Financial Markets as Information Processors: Market Efficiency Explained

Financial markets are often viewed as complex systems that process vast amounts of information to determine the prices of assets such as stocks, bonds, and commodities. Understanding how these markets function as information processors is key to grasping the concept of market efficiency.

What Are Financial Markets?

Financial markets are platforms where buyers and sellers trade financial instruments. These markets facilitate the transfer of funds from savers to borrowers and serve as a mechanism for price discovery. The prices of assets in these markets reflect the collective information and expectations of all participants.

Markets as Information Processors

In essence, financial markets act as vast information processing systems. Every trade, quote, or news event contributes to the ongoing aggregation of information. Market prices are considered a reflection of all available information, embodying the collective judgment of market participants.

The Efficient Market Hypothesis

The Efficient Market Hypothesis (EMH) posits that financial markets are “informationally efficient.” This means that asset prices at any given time fully reflect all available information. As a result, it is impossible to consistently achieve higher-than-average returns through analysis or trading strategies.

Types of Market Efficiency

  • Weak Form: Prices reflect all historical data.
  • Semi-Strong Form: Prices incorporate all publicly available information.
  • Strong Form: Prices include all information, both public and private.

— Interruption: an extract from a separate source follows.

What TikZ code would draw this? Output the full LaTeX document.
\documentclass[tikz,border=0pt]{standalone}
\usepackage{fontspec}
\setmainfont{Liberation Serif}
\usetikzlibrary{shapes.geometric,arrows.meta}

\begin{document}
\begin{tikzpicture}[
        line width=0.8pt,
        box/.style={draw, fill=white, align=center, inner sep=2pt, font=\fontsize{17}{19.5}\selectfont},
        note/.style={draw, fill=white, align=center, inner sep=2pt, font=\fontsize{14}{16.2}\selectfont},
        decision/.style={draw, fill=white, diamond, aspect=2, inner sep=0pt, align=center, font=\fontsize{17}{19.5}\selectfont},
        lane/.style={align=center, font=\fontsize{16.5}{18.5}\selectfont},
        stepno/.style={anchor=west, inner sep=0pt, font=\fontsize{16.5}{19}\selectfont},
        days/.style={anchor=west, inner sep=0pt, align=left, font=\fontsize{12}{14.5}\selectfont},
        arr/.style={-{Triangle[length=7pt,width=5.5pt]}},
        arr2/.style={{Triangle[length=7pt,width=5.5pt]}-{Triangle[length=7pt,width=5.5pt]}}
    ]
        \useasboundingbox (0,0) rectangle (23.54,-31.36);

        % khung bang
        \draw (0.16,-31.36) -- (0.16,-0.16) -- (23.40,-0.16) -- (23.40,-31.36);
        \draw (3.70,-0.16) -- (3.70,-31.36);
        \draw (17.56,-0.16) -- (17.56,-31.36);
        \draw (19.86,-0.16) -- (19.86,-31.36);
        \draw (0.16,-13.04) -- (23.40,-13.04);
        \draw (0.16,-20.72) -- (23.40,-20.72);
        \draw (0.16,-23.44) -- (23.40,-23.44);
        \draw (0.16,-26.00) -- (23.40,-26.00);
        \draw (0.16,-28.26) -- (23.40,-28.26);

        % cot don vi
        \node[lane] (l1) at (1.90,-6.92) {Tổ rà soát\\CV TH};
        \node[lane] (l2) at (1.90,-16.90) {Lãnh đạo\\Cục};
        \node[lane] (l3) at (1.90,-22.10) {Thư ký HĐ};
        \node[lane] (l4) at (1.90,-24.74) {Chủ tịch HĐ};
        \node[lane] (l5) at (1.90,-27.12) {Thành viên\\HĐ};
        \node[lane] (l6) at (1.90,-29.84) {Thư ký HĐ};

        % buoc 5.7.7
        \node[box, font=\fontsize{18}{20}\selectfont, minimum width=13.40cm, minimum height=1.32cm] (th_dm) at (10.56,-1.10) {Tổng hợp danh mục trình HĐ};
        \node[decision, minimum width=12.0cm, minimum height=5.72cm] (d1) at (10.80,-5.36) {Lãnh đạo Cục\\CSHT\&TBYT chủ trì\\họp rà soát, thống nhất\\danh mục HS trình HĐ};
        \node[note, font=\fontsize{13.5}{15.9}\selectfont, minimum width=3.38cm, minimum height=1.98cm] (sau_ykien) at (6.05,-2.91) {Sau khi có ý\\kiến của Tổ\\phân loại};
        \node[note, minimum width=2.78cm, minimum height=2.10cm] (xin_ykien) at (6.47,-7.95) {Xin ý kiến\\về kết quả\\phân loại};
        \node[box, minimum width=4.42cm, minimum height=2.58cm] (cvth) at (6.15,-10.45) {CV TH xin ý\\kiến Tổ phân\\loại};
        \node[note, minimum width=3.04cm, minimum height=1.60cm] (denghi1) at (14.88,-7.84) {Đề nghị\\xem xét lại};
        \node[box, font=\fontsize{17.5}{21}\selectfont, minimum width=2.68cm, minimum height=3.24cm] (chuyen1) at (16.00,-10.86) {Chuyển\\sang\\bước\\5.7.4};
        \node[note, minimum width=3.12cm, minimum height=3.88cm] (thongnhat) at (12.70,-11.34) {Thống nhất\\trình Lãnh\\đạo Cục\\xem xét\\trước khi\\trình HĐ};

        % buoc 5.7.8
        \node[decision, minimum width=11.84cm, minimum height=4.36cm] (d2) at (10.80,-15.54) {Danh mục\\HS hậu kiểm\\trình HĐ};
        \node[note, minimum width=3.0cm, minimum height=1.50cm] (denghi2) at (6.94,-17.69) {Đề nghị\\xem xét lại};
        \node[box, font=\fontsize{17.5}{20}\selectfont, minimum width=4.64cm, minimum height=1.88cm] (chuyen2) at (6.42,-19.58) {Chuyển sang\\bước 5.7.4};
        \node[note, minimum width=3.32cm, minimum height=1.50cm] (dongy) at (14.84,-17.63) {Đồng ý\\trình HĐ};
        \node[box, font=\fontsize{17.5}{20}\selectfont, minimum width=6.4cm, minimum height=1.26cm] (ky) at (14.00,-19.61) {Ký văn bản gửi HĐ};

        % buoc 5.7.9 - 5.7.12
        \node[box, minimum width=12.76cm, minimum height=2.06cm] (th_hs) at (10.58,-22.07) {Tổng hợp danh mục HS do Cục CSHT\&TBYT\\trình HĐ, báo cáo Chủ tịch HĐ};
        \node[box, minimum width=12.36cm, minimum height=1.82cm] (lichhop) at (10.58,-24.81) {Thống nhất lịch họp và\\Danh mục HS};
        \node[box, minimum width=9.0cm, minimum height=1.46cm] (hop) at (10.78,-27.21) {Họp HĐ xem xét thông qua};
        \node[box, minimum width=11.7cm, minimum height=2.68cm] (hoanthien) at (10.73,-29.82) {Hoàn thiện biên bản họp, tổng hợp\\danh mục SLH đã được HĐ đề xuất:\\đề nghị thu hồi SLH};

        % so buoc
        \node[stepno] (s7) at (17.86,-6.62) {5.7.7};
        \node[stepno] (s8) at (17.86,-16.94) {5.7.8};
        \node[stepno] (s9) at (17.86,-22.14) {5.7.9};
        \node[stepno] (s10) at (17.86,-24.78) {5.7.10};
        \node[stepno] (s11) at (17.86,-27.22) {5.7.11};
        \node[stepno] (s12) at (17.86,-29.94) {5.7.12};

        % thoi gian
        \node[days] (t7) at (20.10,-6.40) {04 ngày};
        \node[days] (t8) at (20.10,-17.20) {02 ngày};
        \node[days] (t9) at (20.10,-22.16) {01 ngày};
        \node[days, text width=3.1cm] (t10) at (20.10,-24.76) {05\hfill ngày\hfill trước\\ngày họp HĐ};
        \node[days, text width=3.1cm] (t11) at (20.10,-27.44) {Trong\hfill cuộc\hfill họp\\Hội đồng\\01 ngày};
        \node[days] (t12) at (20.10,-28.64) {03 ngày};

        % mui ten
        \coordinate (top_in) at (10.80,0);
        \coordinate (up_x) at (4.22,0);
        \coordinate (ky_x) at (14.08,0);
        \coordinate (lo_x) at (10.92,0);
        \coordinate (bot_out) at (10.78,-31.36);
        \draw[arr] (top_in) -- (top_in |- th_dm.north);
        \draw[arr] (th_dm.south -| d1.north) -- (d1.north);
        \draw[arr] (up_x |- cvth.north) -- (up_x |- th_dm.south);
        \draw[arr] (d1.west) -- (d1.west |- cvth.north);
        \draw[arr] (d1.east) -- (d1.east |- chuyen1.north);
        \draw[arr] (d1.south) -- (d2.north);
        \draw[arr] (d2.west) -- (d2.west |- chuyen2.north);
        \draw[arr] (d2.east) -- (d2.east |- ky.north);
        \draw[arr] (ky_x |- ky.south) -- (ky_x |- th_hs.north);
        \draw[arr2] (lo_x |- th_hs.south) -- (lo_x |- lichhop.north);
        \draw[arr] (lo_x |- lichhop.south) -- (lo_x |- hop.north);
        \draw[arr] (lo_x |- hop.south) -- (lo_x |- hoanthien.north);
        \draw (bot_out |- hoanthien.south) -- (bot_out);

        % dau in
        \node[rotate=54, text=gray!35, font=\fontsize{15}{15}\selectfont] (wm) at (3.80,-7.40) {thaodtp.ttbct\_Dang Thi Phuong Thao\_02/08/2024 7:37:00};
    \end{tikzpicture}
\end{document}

Implications of Market Efficiency

If markets are efficient, then beating the market consistently is unlikely. Investors should rely on passive investment strategies, such as index funds, rather than trying to outperform the market through active trading.

Limitations and Criticisms

Despite its widespread acceptance, the EMH has faced criticism. Events like market bubbles and crashes suggest that markets can sometimes deviate from efficiency. Behavioral economics also highlights how psychological biases influence market decisions, challenging the notion of fully rational markets.

Conclusion

Financial markets serve as sophisticated information processors, reflecting the collective knowledge and expectations of investors. While the concept of market efficiency provides a useful framework, it is essential to recognize its limitations and the complex factors influencing market behavior.